Two investment professionals recently had a paper published on the Social Science Research Network (SSRN) that has received much attention in both the industry media and the mass media. Dated “June 2014,” titled “Let’s Save Retirement,” the 238129_2680_thumbsdown_stock_xchng_royalty_free_300document was written by Russell L. Olson and Douglas W. Phillips. The University of Rochester’s “Investment Office Staff” web-site lists Phillips as “Senior Vice President, Institutional Resources” and Olson as “Investor In Residence.” Both have decades of investment experience, Phillips for a variety of universities and Olson primarily as pension manager for Kodak. According to SSRN, neither man has published any research papers.

The two authors use the paper to explain why the current American retirement environment needs to be fixed and then, based in part what they see as advantages of retirement policies in other countries, make six recommendations regarding our nation’s retirement policy. Despite the press, which is rare for an industry white paper, the reaction among industry veterans was quite blunt and pointed.

Robert Toth of Toth Law Offices in Fort Wayne, Indiana, has more than 25 years of experience in employee benefits law. He pulls no punches when he says, “This paper is what I would kindly call a ‘vanity’ paper, which has clearly not undergone any sort of peer review. To say it lacks rigor is to put it mildly, and should not be given any serious consideration at all. As an author of a number of serious papers in this area myself, I am stunned at the lack of thought and care which this evidences. I would have enjoyed a serious discussion of this issue. The University of Rochester likely is unaware of this paper and, if they are, should be embarrassed.”

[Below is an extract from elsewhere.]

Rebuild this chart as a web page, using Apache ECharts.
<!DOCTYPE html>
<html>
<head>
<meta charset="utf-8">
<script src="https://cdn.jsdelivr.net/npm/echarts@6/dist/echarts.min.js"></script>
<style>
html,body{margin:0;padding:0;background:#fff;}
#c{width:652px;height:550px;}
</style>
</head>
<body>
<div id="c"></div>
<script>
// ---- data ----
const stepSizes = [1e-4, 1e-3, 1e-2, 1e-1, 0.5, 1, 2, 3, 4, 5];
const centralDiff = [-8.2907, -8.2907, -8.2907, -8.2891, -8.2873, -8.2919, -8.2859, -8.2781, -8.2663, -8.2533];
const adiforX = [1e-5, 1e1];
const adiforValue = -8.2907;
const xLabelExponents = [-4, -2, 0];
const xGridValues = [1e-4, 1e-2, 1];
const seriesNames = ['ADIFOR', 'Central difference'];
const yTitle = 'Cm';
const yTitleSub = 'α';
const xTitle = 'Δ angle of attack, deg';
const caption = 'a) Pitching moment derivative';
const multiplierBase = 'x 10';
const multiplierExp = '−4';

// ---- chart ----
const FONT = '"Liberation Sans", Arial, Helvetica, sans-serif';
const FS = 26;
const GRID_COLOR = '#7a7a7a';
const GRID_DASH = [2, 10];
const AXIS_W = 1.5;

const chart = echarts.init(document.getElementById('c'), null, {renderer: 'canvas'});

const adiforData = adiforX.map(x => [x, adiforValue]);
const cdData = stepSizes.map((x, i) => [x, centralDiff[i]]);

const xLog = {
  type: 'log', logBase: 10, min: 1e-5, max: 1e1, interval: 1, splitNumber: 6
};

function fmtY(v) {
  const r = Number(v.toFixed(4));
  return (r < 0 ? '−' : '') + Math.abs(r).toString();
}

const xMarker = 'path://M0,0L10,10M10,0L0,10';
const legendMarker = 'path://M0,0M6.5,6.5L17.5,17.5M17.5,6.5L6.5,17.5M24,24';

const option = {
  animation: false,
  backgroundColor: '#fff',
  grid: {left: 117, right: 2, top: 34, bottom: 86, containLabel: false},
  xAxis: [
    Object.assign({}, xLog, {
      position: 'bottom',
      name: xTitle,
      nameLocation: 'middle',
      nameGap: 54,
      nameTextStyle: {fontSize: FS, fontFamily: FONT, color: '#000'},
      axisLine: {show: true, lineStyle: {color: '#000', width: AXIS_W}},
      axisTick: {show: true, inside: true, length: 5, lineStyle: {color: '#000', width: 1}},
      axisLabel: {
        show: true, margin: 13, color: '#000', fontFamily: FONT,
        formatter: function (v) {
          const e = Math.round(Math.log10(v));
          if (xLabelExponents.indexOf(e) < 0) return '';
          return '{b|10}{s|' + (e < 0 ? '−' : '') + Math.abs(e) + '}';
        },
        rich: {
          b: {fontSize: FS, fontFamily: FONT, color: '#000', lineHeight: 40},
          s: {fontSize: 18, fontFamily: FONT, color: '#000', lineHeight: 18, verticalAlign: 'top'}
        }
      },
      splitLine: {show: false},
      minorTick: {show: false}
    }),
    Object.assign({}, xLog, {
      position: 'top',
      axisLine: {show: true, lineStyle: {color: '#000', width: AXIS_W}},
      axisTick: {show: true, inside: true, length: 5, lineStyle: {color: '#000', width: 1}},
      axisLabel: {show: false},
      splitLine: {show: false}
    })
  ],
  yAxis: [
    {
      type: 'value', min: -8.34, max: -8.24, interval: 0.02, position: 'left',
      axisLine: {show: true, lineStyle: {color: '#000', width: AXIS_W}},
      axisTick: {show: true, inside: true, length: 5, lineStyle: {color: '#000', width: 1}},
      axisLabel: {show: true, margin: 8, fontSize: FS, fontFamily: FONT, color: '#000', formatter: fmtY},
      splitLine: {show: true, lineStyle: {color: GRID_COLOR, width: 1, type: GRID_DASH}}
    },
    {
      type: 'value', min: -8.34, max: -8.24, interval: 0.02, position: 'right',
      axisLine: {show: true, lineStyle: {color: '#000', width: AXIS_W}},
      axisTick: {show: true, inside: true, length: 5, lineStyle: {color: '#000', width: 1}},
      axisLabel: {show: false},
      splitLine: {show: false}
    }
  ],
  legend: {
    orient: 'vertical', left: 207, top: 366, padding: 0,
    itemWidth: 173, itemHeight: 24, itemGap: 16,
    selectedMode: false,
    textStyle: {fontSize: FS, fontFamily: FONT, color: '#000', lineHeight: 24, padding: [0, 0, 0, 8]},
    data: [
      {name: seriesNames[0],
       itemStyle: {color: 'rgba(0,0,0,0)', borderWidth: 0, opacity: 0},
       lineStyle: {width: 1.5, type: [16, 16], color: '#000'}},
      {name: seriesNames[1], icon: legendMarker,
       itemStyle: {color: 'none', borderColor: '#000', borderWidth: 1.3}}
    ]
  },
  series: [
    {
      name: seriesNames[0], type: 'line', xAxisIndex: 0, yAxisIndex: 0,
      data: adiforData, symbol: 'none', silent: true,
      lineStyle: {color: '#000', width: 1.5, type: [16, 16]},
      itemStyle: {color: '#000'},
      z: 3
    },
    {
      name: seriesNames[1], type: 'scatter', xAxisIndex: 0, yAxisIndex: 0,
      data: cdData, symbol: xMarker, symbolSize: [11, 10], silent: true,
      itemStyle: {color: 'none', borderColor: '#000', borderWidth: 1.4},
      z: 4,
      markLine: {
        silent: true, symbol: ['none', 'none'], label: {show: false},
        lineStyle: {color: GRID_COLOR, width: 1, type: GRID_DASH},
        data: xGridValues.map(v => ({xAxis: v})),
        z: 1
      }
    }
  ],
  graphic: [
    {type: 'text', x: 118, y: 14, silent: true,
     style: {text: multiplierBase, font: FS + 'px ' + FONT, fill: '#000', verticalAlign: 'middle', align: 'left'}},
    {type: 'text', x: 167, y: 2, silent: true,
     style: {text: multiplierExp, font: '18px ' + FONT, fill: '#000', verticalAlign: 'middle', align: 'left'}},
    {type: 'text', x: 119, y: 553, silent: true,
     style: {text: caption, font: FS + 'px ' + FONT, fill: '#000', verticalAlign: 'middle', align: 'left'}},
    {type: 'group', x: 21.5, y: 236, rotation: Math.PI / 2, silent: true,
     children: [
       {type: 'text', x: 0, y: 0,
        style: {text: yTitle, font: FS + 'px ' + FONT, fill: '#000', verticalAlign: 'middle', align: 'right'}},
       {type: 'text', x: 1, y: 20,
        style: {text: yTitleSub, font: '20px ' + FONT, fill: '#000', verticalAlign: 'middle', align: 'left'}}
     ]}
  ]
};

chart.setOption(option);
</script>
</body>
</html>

Andrew Remo, NAPA’s Congressional Affairs Manager, agrees with Toth. He wrote an entire article with the tongue-in-cheek title “Let’s Save Retirement… by Killing the 401(k).” Remo says, “Their proposal is a cobbled-together mish-mash of ideas that have been tried before – in some cases adopted, and in other cases discarded. In fact, the most misleading aspect of the report might be the notion that it represents new thinking.”

“There are serious proposals which are currently being debated on whether a state, for example, should offer a cost-effective investment and administrative platform (such as in California) which can be made available to all employers,” says Toth, who adds, “This paper adds little to those serious discussions, and even detracts from them. This paper really should not be considered a serious effort. The paper is not well thought out, makes blatant unsupportable statements about a number of matters for which there are substantial studies in place (and which the authors have clearly not read). They don’t even make the case at any point in their paper supporting their central theme that ‘without radical reform, our nation will have a rapidly growing percentage of impoverished elderly.’ I have no doubt the authors believe this, but they present absolutely no data or any serious argument of any sort to justify this.”

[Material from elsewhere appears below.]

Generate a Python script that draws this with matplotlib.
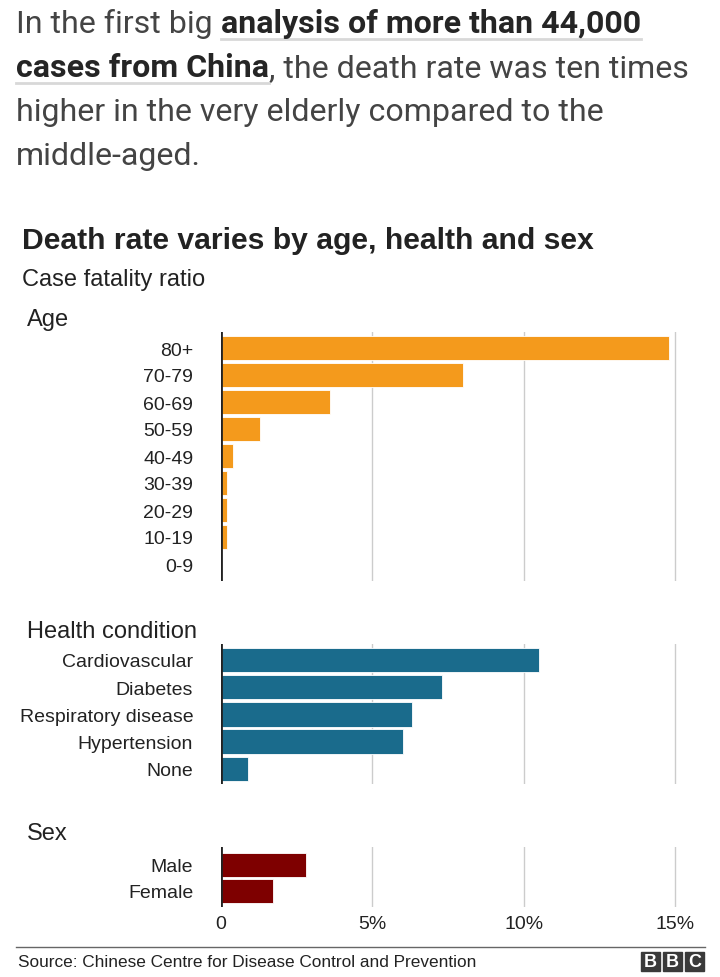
import matplotlib
matplotlib.use("Agg")
import matplotlib.pyplot as plt
from matplotlib.patches import Rectangle
from matplotlib.lines import Line2D

W, H = 720, 978

# data
age_labels = ["80+", "70-79", "60-69", "50-59", "40-49", "30-39", "20-29", "10-19", "0-9"]
age_values = [14.8, 8.0, 3.6, 1.3, 0.4, 0.2, 0.2, 0.2, 0.0]
health_labels = ["Cardiovascular", "Diabetes", "Respiratory disease", "Hypertension", "None"]
health_values = [10.5, 7.3, 6.3, 6.0, 0.9]
sex_labels = ["Male", "Female"]
sex_values = [2.8, 1.7]
x_ticks = [0, 5, 10, 15]
x_tick_labels = ["0", "5%", "10%", "15%"]

ORANGE = "#f49a1c"
TEAL = "#1a6b8c"
RED = "#7e0000"
INK = "#222222"
chart_font = "Liberation Sans"
para_font = "Roboto"

fig = plt.figure(figsize=(7.2, 9.78), dpi=100)
fig.patch.set_facecolor("white")
renderer = fig.canvas.get_renderer()


def fx(x):
    return x / W


def fy(y):
    return 1 - y / H


def px_axes(left, top, width, height):
    return fig.add_axes([left / W, 1 - (top + height) / H, width / W, height / H])


# intro paragraph, mixed regular / bold with underline
para_lines = [
    [("In the first big", False, " "), ("analysis of more than 44,000", True, "")],
    [("cases from China", True, ""), (", the death rate was ten times", False, "")],
    [("higher in the very elderly compared to the", False, "")],
    [("middle-aged.", False, "")],
]
para_baselines = [33, 77, 121, 165]


def text_width(s, size, bold):
    t = fig.text(0, 0, s, fontsize=size, family=para_font,
                 fontweight="bold" if bold else "normal")
    w = t.get_window_extent(renderer=renderer).width
    t.remove()
    return w


def line_width(pieces, size):
    w = 0
    for s, bold, sep in pieces:
        w += text_width(s, size, bold)
        if sep:
            w += size * 100 / 72 * 0.248
    return w


base = 20
para_size = base * 621 / line_width(para_lines[0], base)

for pieces, yb in zip(para_lines, para_baselines):
    x = 16
    for s, bold, sep in pieces:
        t = fig.text(fx(x), fy(yb), s, fontsize=para_size, family=para_font,
                     fontweight="bold" if bold else "normal",
                     color="#252525" if bold else "#444444",
                     ha="left", va="baseline")
        w = t.get_window_extent(renderer=renderer).width
        if bold:
            fig.add_artist(Line2D([fx(x), fx(x + w)], [fy(yb + 7), fy(yb + 7)],
                                  color="#d8d8d8", lw=2, transform=fig.transFigure))
        x += w
        if sep:
            x += para_size * 100 / 72 * 0.248

# chart titles
fig.text(fx(22), fy(249), "Death rate varies by age, health and sex", fontsize=21.7,
         fontweight="bold", family=chart_font, color=INK, va="baseline")
fig.text(fx(22), fy(286), "Case fatality ratio", fontsize=17, family=chart_font,
         color=INK, va="baseline")

section_titles = [("Age", 326), ("Health condition", 638), ("Sex", 840)]
for name, yb in section_titles:
    fig.text(fx(27), fy(yb), name, fontsize=17, family=chart_font, color=INK,
             va="baseline")


def panel(top, bottom, c0, step, labels, values, color, show_x=False):
    n = len(labels)
    ax = px_axes(221, top, 456, bottom - top)
    pos = list(range(n))[::-1]
    ax.barh(pos, values, height=0.9, color=color, edgecolor="white",
            linewidth=0.6, zorder=3)
    ax.set_xlim(0, 15.05)
    ax.set_ylim(-(bottom - (c0 + (n - 1) * step)) / step, (n - 1) + (c0 - top) / step)
    for s in ax.spines.values():
        s.set_visible(False)
    ax.set_xticks(x_ticks)
    ax.grid(axis="x", color="#cccccc", lw=1, zorder=0)
    ax.axvline(0, color=INK, lw=2, zorder=4)
    ax.set_yticks(pos)
    ax.set_yticklabels(labels, fontsize=14, family=chart_font, color=INK)
    ax.tick_params(axis="y", length=0, pad=20)
    if show_x:
        ax.set_xticklabels(x_tick_labels, fontsize=14, family=chart_font, color=INK)
        ax.tick_params(axis="x", length=0, pad=6)
    else:
        ax.tick_params(axis="x", length=0, labelbottom=False)
    return ax


panel(333, 582, 349, 27, age_labels, age_values, ORANGE)
panel(645, 785, 661, 27.2, health_labels, health_values, TEAL)
panel(848, 908, 866, 26, sex_labels, sex_values, RED, show_x=True)

# footer
fig.add_artist(Line2D([fx(16), fx(705)], [fy(948), fy(948)], color="#666666", lw=1,
                      transform=fig.transFigure))
fig.text(fx(18), fy(963), "Source: Chinese Centre for Disease Control and Prevention",
         fontsize=12.4, family=chart_font, color=INK, va="center")

for i, letter in enumerate("BBC"):
    x0 = 641 + i * 22
    fig.add_artist(Rectangle((fx(x0), fy(972)), 19 / W, 19 / H, color="#3a3a3a",
                             transform=fig.transFigure))
    fig.text(fx(x0 + 9.5), fy(962.5), letter, fontsize=13, fontweight="bold",
             family=chart_font, color="white", ha="center", va="center")

fig.savefig("out.png", dpi=100)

“I can’t speak to their motivations,” says Remo, “but their proposal does seem to have elements in common with testimony that John Bogle gave in a 2009 hearing for the U.S. House Education and Labor Committee.” Indeed, testifying alongside Bogle at that same hearing, Dean Baker, co-director of the Center for Economic and Policy Research and Alicia Munnell, director of the Center for Retirement Research at Boston College at that time both proposed a new form of retirement vehicle similar to what Olson and Phillips call “Trusteed Retirement Funds (TRFs). Bogle himself advocated a vehicle nearly identical to the TRF, even including its objective to place people in annuities.

The two University of Rochester workers aren’t the only ones to reference – either directly or indirectly – the work of Bogle, Munnell et al. Martin Smith did the same in his controversial “Retirement Gamble” Frontline piece on PBS. Ironically, despite relying on similar sources, Olson and Phillips cite “Retirement Gamble” with the parenthetical qualification “Some people feel this documentary was a bit one-sided.”

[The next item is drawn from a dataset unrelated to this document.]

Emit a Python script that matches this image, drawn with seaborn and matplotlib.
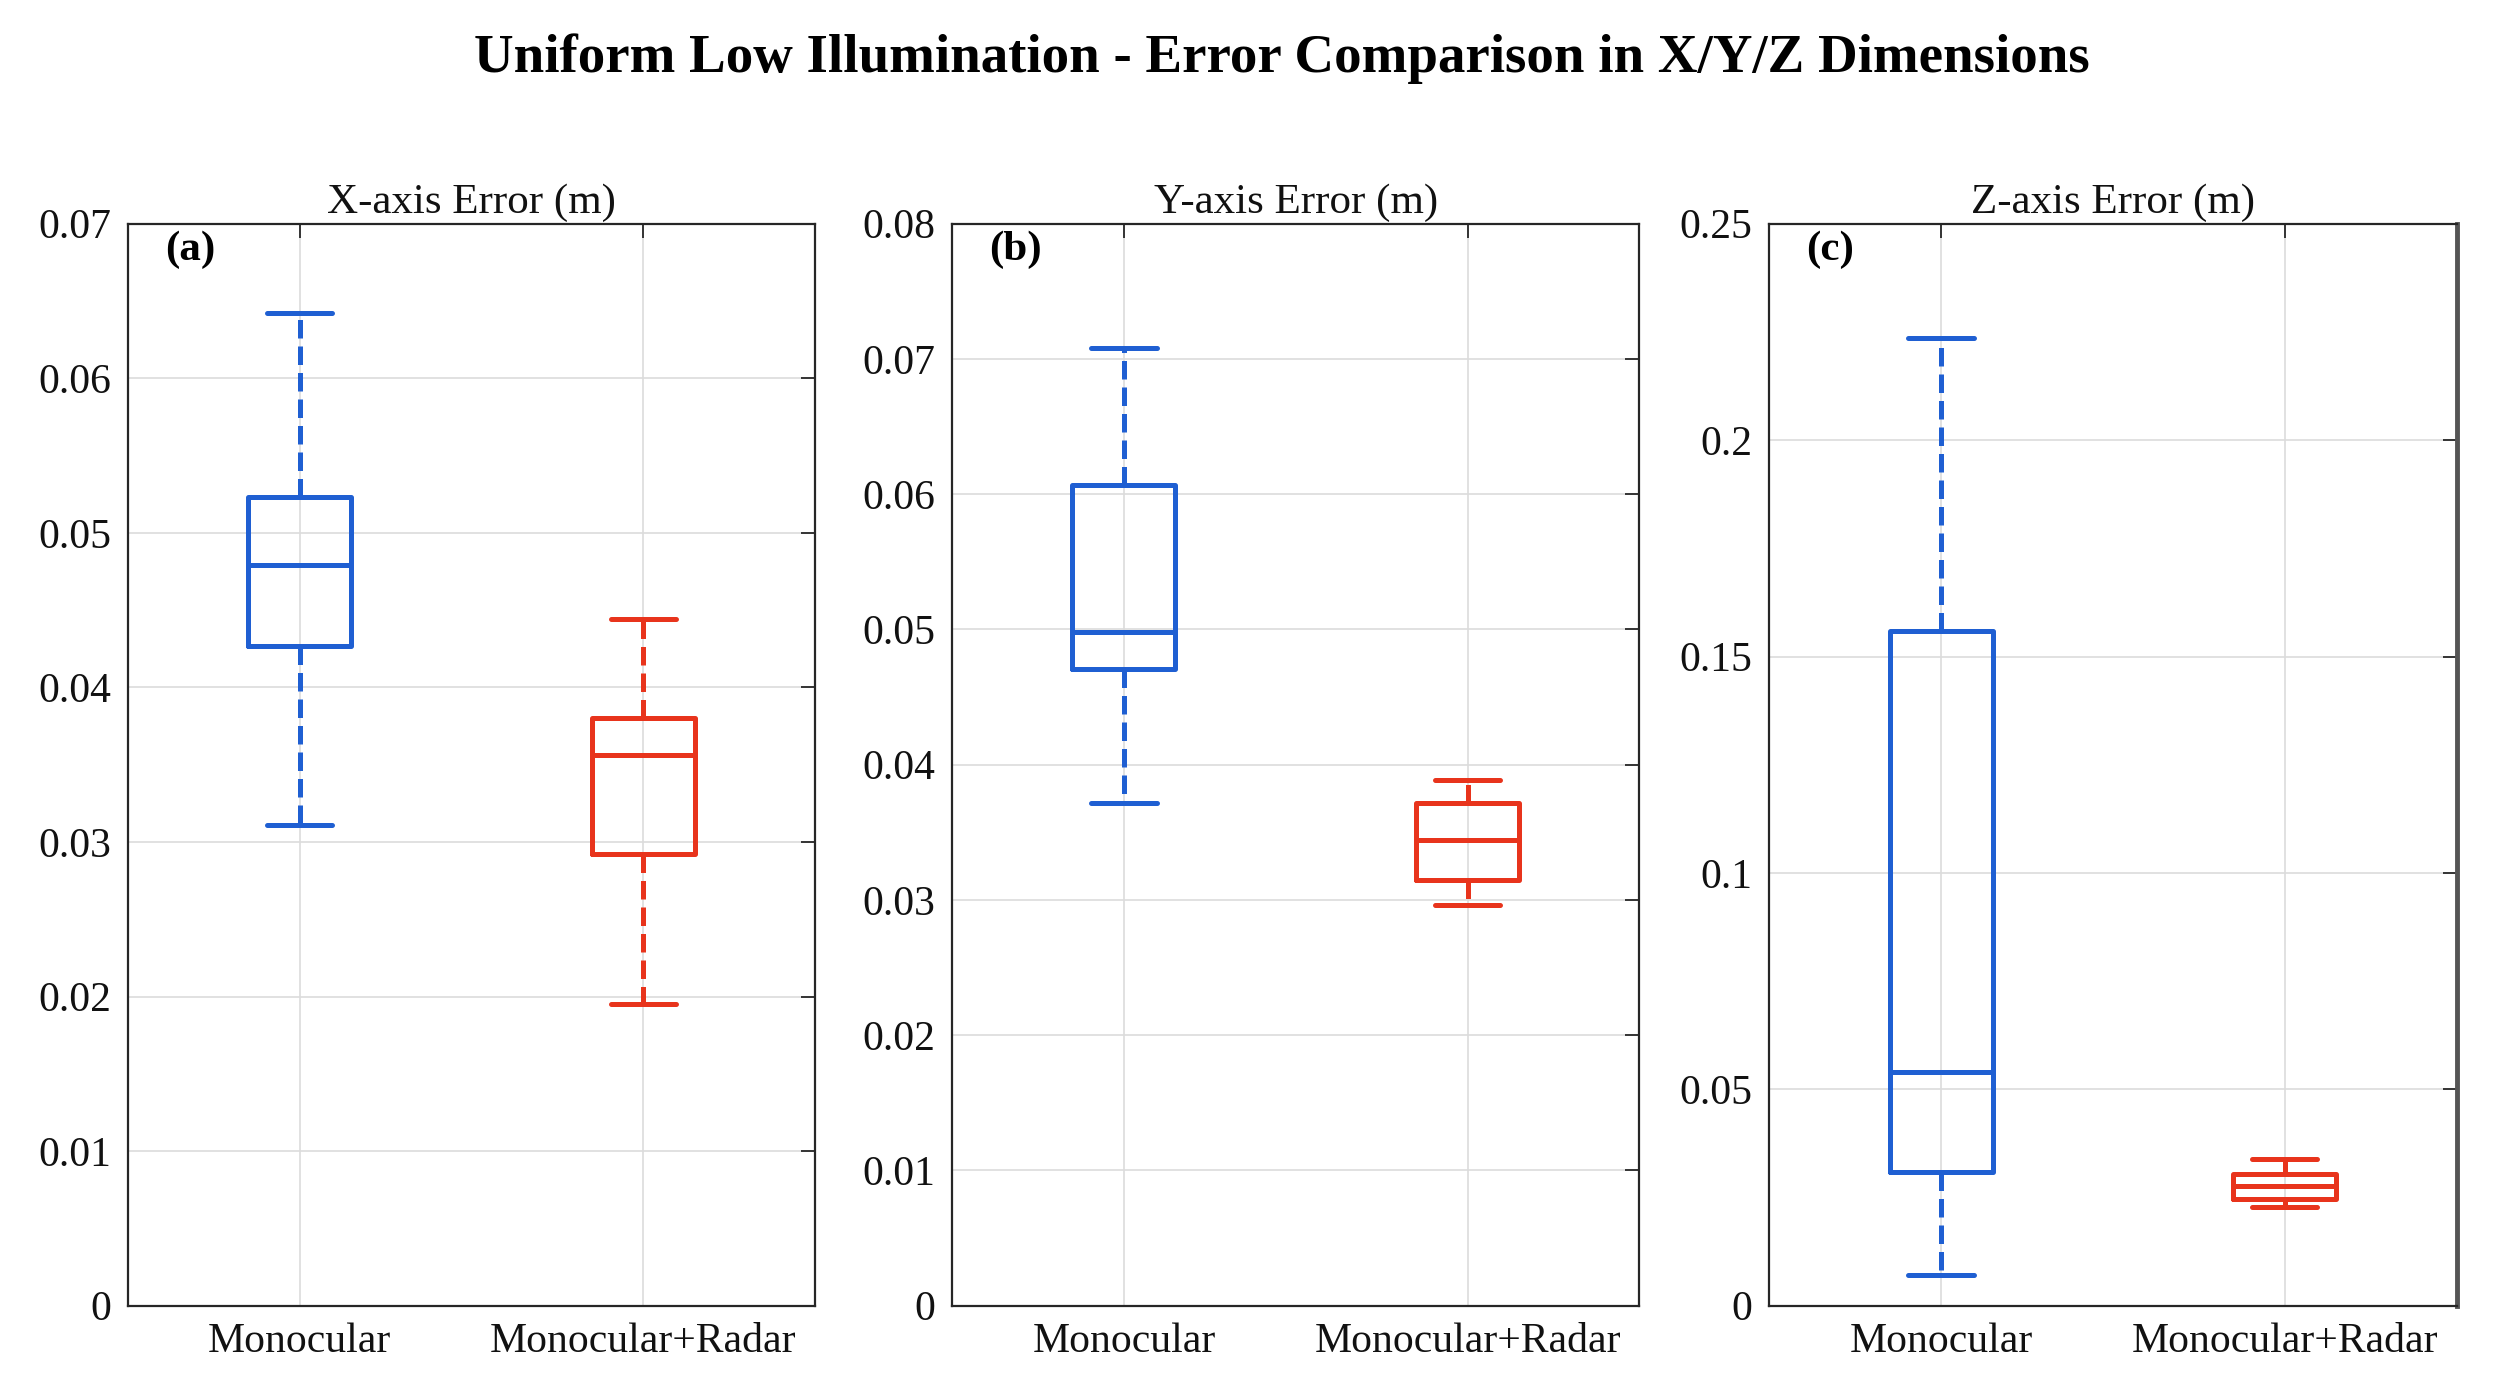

Many of the “concerns” of Olson and Phillips have already been addressed by auto-enrollment, auto-escalation and single default options. It’s not that the authors were incorrect in describing the consensus view on what had been the short-comings of the original 401k structure. It’s just that they apparently ignore – or simply weren’t aware of – the fixes already in place.

Toth calls the paper “a confusing mess of ideas, written by authors who have little understanding of even what is in the marketplace. We effectively have a version of TRFs currently, through collective trusts, ETFs (which are held by collective trusts), and insurance company separate accounts – and anyone else which is a ‘DFE’ (direct filing entity).”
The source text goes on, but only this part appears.